In the Pacific Northwest, moisture resistance and drainage details deserve as much attention as color and texture. Wood structures need appropriate materials, flashing, and footings. Fences should be built to handle wet conditions and wind exposure. Planting areas need healthy soil, appropriate mulch, and irrigation that supports establishment without wasting water.
Choose plants after the hardscape, drainage, and major grade work are established. Plants can soften a finished space and add seasonal interest, but they should not be used to disguise unresolved drainage or structural issues. For many homeowners, a balanced planting plan with evergreen structure, lower-maintenance shrubs, and a few seasonal accents is more practical than beds that demand constant upkeep.
Plan Construction in the Right Sequence
A strong landscape design is also a construction plan. The sequence typically begins with demolition, excavation, grading, and drainage. Structural components such as retaining walls, concrete bases, patios, and walkways follow. Fences, pergolas, irrigation, sod, planting, lighting, and final details come later.
This order protects finished surfaces and prevents crews from tearing out completed work to install something that should have been placed underground first. If you are considering lighting, irrigation, drainage connections, or future outdoor utilities, discuss them before the hardscape is installed.
Working with one contractor who understands landscaping, hardscaping, concrete, masonry, drainage, and sitework can simplify this process. Instead of trying to coordinate several trades around an unfinished yard, you have one team managing the details, schedule, and transitions between each part of the project.
Turn Ideas Into a Buildable Landscape Plan
Bring photos, rough measurements, inspiration images, and a list of frustrations to your consultation. These are useful starting points, but the final design should be tailored to your specific home and property. What looks good in a photo may not work on a sloped Tigard lot, a shaded Beaverton backyard, or a compact Portland property with limited access.

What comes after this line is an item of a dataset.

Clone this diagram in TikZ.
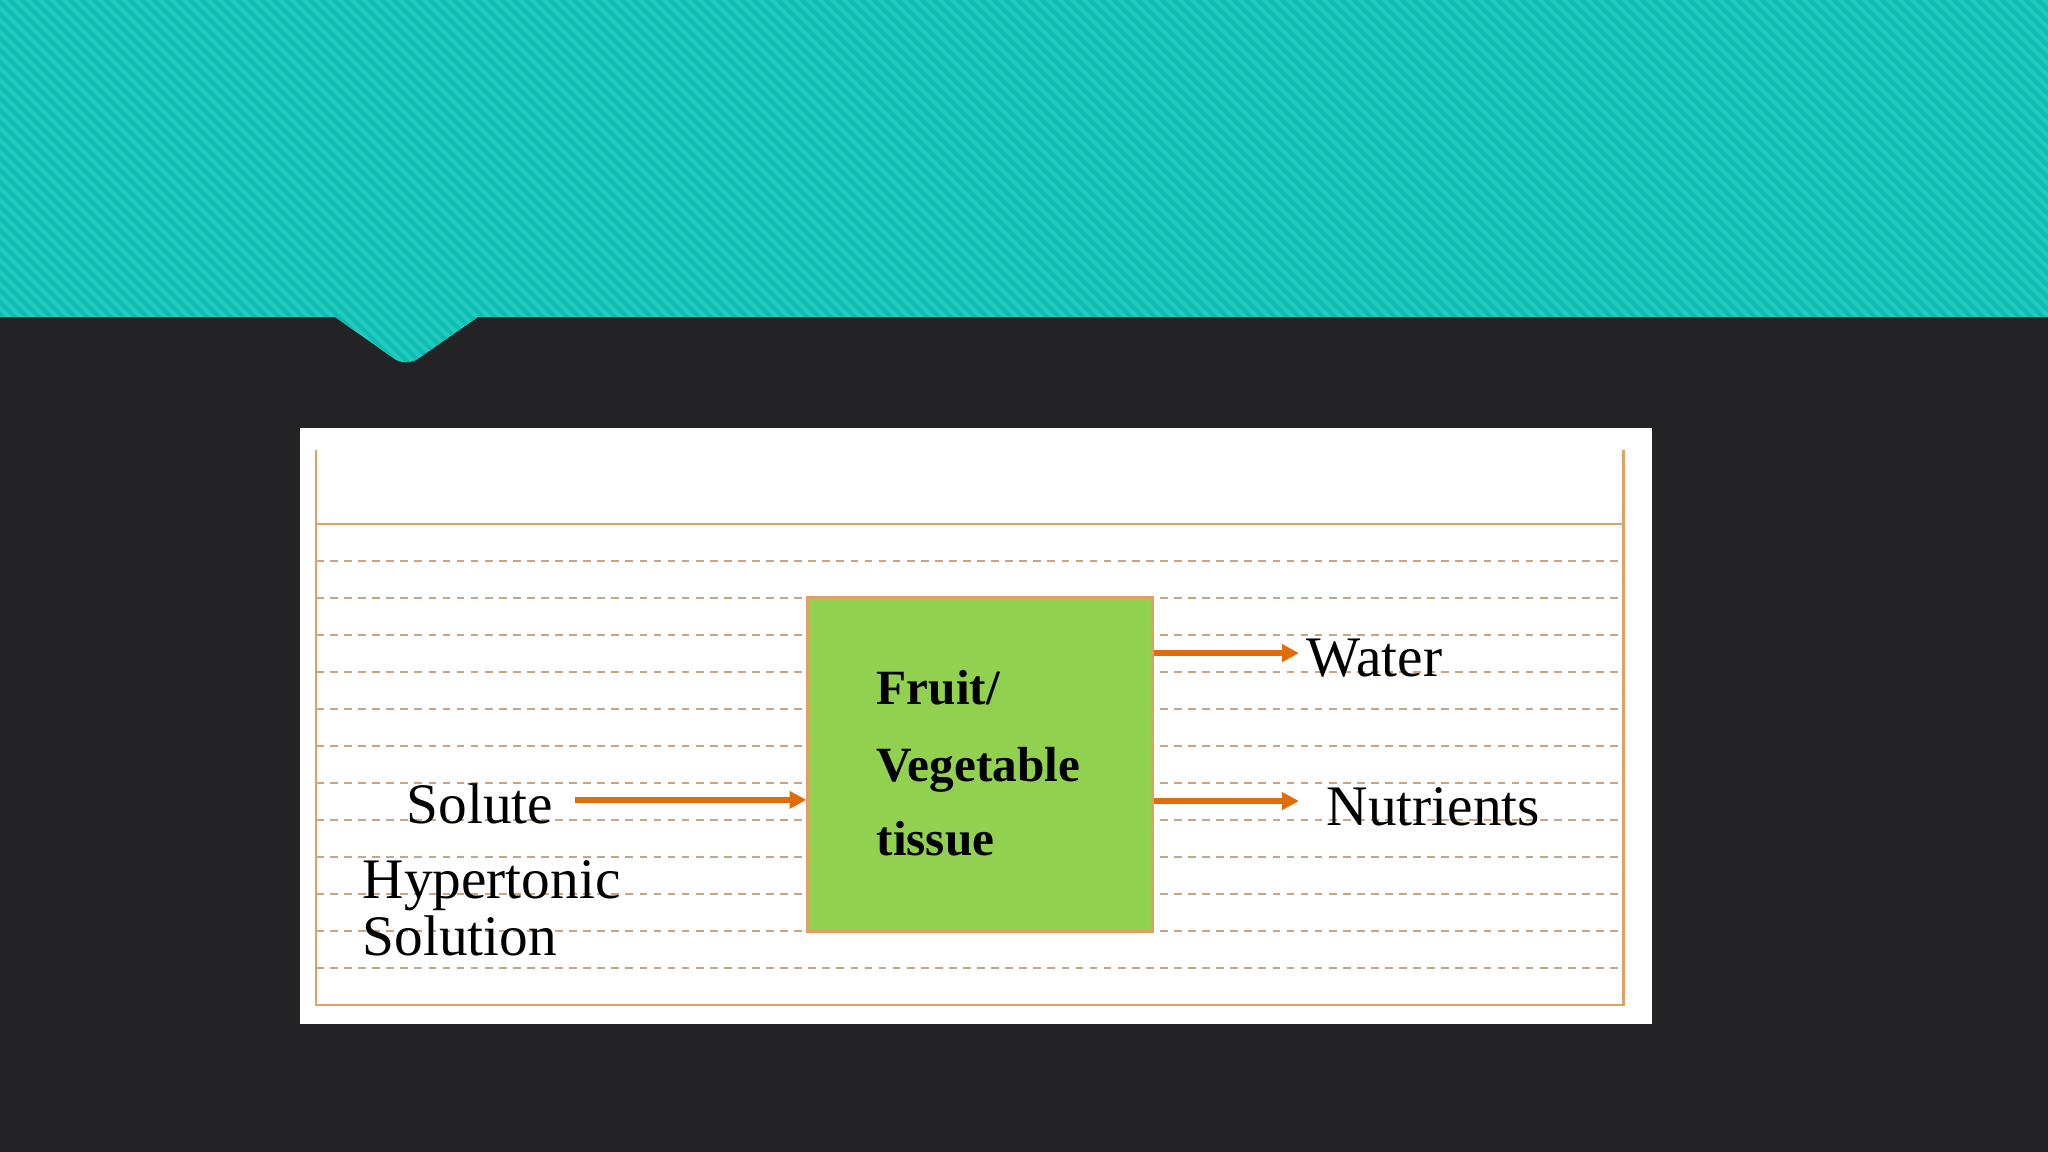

Four Seasons Landscape & Construction helps homeowners plan outdoor improvements with the full site in mind, from drainage and excavation to paver patios, retaining walls, fencing, concrete, and finished landscaping. The best next step is to discuss your goals on-site, where practical details can be evaluated before construction begins.
A thoughtful plan gives every dollar and every square foot a job to do. Start with the problems you need solved, build the structural work correctly, and let the finished landscape grow from a foundation that will serve your home for years.